__STATED GOAL__: Copy from the first line below down to and including the line with "plt.rcParams['mathtext.fontset'] = 'cm'". Skip the pictures.

__DATA SECTION__:
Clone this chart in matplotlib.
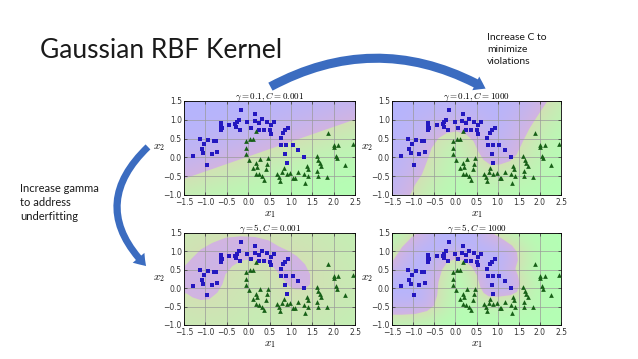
import numpy as np
import matplotlib.pyplot as plt
from matplotlib.path import Path
from matplotlib.patches import FancyArrowPatch

plt.rcParams['mathtext.fontset'] = 'cm'

# moons data (same points in all four panels)
blue_x = [-1.28, -1.12, -1.09, -1.03, -1.05, -0.93, -0.97, -0.85, -0.79, -0.74, -0.73,
          -0.64, -0.64, -0.64, -0.62, -0.44, -0.30, -0.28, -0.26, -0.22, -0.16, -0.18,
          -0.02, 0.06, 0.15, 0.17, 0.25, 0.25, 0.33, 0.37, 0.43, 0.50, 0.53, 0.54, 0.61,
          0.76, 0.82, 0.87, 0.94, 0.78, 0.88, 0.86, 1.04, 1.17, 1.31, 0.90]
blue_y = [0.05, 0.49, 0.22, 0.36, 0.11, 0.47, -0.19, 0.10, 0.43, 0.43, 0.14,
          0.91, 0.82, 0.72, 0.78, 0.87, 0.88, 0.82, 0.94, 1.00, 1.26, 0.73,
          0.93, 0.78, 0.97, 1.15, 0.73, 0.91, 1.02, 0.73, 0.95, 0.72, 0.85, 0.62, 0.94,
          0.51, 0.65, 0.72, 0.78, 0.32, 0.32, 0.10, 0.34, 0.19, 0.01, -0.15]
green_x = [-0.05, 0.05, 0.11, -0.05, -0.06, 0.02, 0.19, 0.21, 0.28, 0.25, 0.19, 0.33,
           0.37, 0.46, 0.43, 0.41, 0.68, 0.72, 0.74, 0.79, 0.83, 0.90, 1.05, 1.09,
           1.17, 1.37, 1.39, 1.31, 1.41, 1.33, 1.60, 1.64, 1.68, 1.62, 1.63, 1.71,
           1.84, 1.88, 2.00, 2.00, 2.11, 2.06, 2.08, 2.27, 2.45, 0.11, 0.18, 0.98]
green_y = [0.44, 0.50, 0.49, 0.25, 0.10, -0.06, -0.15, -0.25, -0.03, -0.45, -0.43, -0.50,
           -0.59, -0.01, -0.17, -0.32, -0.43, -0.52, -0.63, -0.39, -0.28, -0.43, -0.54, -0.54,
           -0.38, -0.23, -0.32, -0.45, -0.50, -0.67, 0.03, -0.08, -0.15, -0.37, -0.50, -0.23,
           -0.52, 0.66, 0.32, 0.27, 0.32, 0.05, -0.01, -0.19, 0.36, -0.28, 0.70, -0.41]

titles = [r"$\gamma = 0.1, C = 0.001$", r"$\gamma = 0.1, C = 1000$",
          r"$\gamma = 5, C = 0.001$", r"$\gamma = 5, C = 1000$"]

# outline of the blue-class region in each panel
region_x = [
    [-1.5, 2.5, 2.5, -1.5],
    [-1.07, -0.95, -0.79, -0.67, -0.56, -0.40, -0.20, 0.03, 0.27, 0.43, 0.54, 0.66, 0.82,
     1.05, 1.29, 1.45, 1.60, 1.76, 1.96, 2.18, -1.5, -1.5],
    [-1.5, -1.30, -1.11, -0.84, -0.53, -0.18, 0.17, 0.48, 0.71, 0.95, 1.14, 1.33, 1.45,
     1.45, 1.33, 1.10, 0.95, 0.83, 0.67, 0.52, 0.29, 0.02, -0.18, -0.37, -0.53, -0.60,
     -0.72, -0.91, -1.11, -1.30, -1.44, -1.5],
    [-1.5, -1.26, -1.03, -0.91, 0.87, 1.10, 1.34, 1.46, 1.48, 1.42, 1.48, 1.52, 1.46, 1.30,
     1.02, 0.79, 0.67, 0.59, 0.51, 0.39, 0.20, -0.04, -0.20, -0.32, -0.40, -0.43, -0.51,
     -0.67, -0.95, -1.26, -1.5],
]
region_y = [
    [-0.57, 1.01, 1.5, 1.5],
    [-1.0, -0.72, -0.45, -0.10, 0.25, 0.51, 0.65, 0.69, 0.60, 0.43, 0.16, -0.06, -0.19,
     -0.19, -0.10, 0.07, 0.43, 0.78, 1.13, 1.5, 1.5, -1.0],
    [0.58, 0.83, 1.05, 1.23, 1.37, 1.41, 1.39, 1.30, 1.14, 1.01, 0.87, 0.65, 0.38,
     0.11, -0.03, -0.03, 0.06, 0.24, 0.47, 0.65, 0.76, 0.78, 0.74, 0.60, 0.38, 0.11,
     -0.12, -0.30, -0.32, -0.25, -0.14, -0.14],
    [0.71, 1.12, 1.39, 1.5, 1.5, 1.35, 1.16, 0.98, 0.76, 0.53, 0.35, 0.12, -0.10, -0.19,
     -0.23, -0.22, -0.13, 0.03, 0.35, 0.58, 0.76, 0.78, 0.70, 0.49, 0.17, -0.19, -0.48,
     -0.62, -0.70, -0.72, -0.72],
]
# how quickly the shading fades from the boundary
shade_scale = [1.0, 0.8, 3.0, 0.5]

xlim = (-1.5, 2.5)
ylim = (-1.0, 1.5)
W, H = 638, 359
axes_px = [(184, 101, 355, 195), (392, 101, 561, 195),
           (184, 233, 355, 325), (392, 233, 561, 325)]

fig = plt.figure(figsize=(W / 100, H / 100), dpi=100)

gx, gy = np.meshgrid(np.linspace(*xlim, 160), np.linspace(*ylim, 100))

for k in range(4):
    x0, y0, x1, y1 = axes_px[k]
    ax = fig.add_axes([x0 / W, 1 - y1 / H, (x1 - x0) / W, (y1 - y0) / H])
    ax.set_facecolor((0.8, 1.0, 0.8))
    px, py = np.array(region_x[k]), np.array(region_y[k])
    ax.fill(px, py, color=(0.8, 0.8, 1.0), lw=0, zorder=0.2)

    # signed distance to the decision boundary -> shading like a decision function
    sx, sy = [], []
    n = len(px)
    for i in range(n):
        a, b = i, (i + 1) % n
        t = np.linspace(0, 1, 40)
        sx.append(px[a] + (px[b] - px[a]) * t)
        sy.append(py[a] + (py[b] - py[a]) * t)
    sx, sy = np.concatenate(sx), np.concatenate(sy)
    keep = ~((np.abs(sx - xlim[0]) < 1e-9) | (np.abs(sx - xlim[1]) < 1e-9) |
             (np.abs(sy - ylim[0]) < 1e-9) | (np.abs(sy - ylim[1]) < 1e-9))
    sx, sy = sx[keep], sy[keep]
    d = np.sqrt((gx[..., None] - sx) ** 2 + (gy[..., None] - sy) ** 2).min(axis=-1)
    inside = Path(np.column_stack([px, py])).contains_points(
        np.column_stack([gx.ravel(), gy.ravel()])).reshape(gx.shape)
    field = np.tanh(d / shade_scale[k]) * np.where(inside, -1, 1)
    ax.imshow(field, extent=(*xlim, *ylim), origin='lower', cmap='brg', vmin=-1, vmax=1,
              alpha=0.12, aspect='auto', interpolation='bilinear', zorder=0.5)

    ax.plot(blue_x, blue_y, 's', color='#2418c0', ms=3, mew=0, zorder=3)
    ax.plot(green_x, green_y, '^', color='#176017', ms=3.4, mew=0, zorder=3)
    ax.set_xlim(*xlim)
    ax.set_ylim(*ylim)
    ax.set_xticks(np.arange(-1.5, 2.51, 0.5))
    ax.set_yticks(np.arange(-1.0, 1.51, 0.5))
    ax.grid(True, color='#9a9a9a', lw=0.5, zorder=1)
    ax.tick_params(labelsize=5.5, length=2, width=0.5, direction='in',
                   top=True, right=True, colors='#333333')
    ax.tick_params(axis='x', pad=2.5)
    ax.tick_params(axis='y', pad=1.5)
    for s in ax.spines.values():
        s.set_linewidth(0.6)
    ax.set_title(titles[k], fontsize=6.5, pad=2)
    ax.set_xlabel(r"$x_1$", fontsize=8, labelpad=1)
    ax.set_ylabel(r"$x_2$", fontsize=8, rotation=0, labelpad=3, va='center')

fig.text(40 / W, 1 - 50 / H, "Gaussian RBF Kernel", fontsize=19, family='Lato',
         color='#1a1a1a', va='center', ha='left')
fig.text(487 / W, 1 - 33 / H, "Increase C to\nminimize\nviolations", fontsize=7.5,
         family='Lato', color='#1a1a1a', va='top', ha='left', linespacing=1.4)
fig.text(20 / W, 1 - 183 / H, "Increase gamma\nto address\nunderfitting", fontsize=8,
         family='Lato', color='#1a1a1a', va='top', ha='left', linespacing=1.35)

top_arrow = FancyArrowPatch((268 / W, 1 - 88 / H), (488 / W, 1 - 90 / H),
                            transform=fig.transFigure, connectionstyle="arc3,rad=-0.28",
                            arrowstyle="simple,head_width=11,head_length=8,tail_width=6.5",
                            color='#3b6cc0', lw=0)
left_arrow = FancyArrowPatch((150 / W, 1 - 145 / H), (148 / W, 1 - 268 / H),
                             transform=fig.transFigure, connectionstyle="arc3,rad=0.52",
                             arrowstyle="simple,head_width=11,head_length=8,tail_width=5",
                             color='#3b6cc0', lw=0)
fig.patches.extend([top_arrow, left_arrow])

fig.savefig('out.png', dpi=100)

__SOLUTION TO THE PROBLEM__:
Clone this chart in matplotlib.
import numpy as np
import matplotlib.pyplot as plt
from matplotlib.path import Path
from matplotlib.patches import FancyArrowPatch

plt.rcParams['mathtext.fontset'] = 'cm'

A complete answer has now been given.